Berikut contoh kalimat dari verbalisasi:

“Kaka mari kita minum sopi bersama”
Sopi: Minuman keras/tuak

Kalimat tersebut merupakan bahasa masyarakat desa Nuse, Ndao Nuse, Rote Ndao, NTT. Bagi masayarakat di sana mengucapkan kalimat itu di tempat umum, di sekolah, seorang guru kepada siswanya, atau pada saat kegiatan resmi pun tidak akan menjadi permasalahan. Hal ini terjadi karena masyarakat di sana 100% menganut keyakinan Kristen Protestan dan bisa kita ketahui bersama di dalam Al-Kitab mereka tidak ada aturan tertulis mengenai larangan meminum minuman yang memabukkan.
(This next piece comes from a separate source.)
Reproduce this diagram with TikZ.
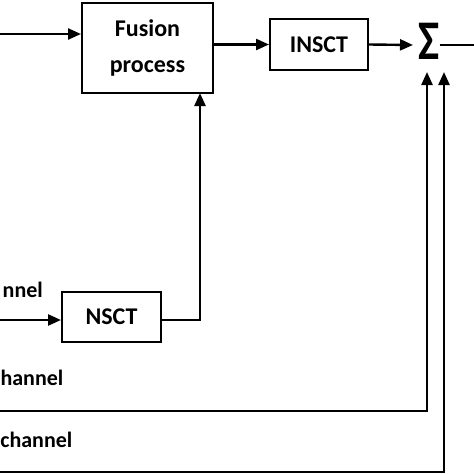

Namun apabila kalimat itu meskipun sudah diterjemahkan ke dalam bahasa Jawa atau bahasa Indonesia dan kita ucapkan di tempat umum, di sekolah, guru kepada siswa akan menjadi hal yang sangat tabu dan bisa jadi bagi sebagaian orang melanggar norma agama. Ini terjadi karena pola pikir masyarakat di tanah jawa sudah menganggap bahwa minuman keras merupakan simbol dari perbuatan yang negatif dan melanggar norma agama mayoritas.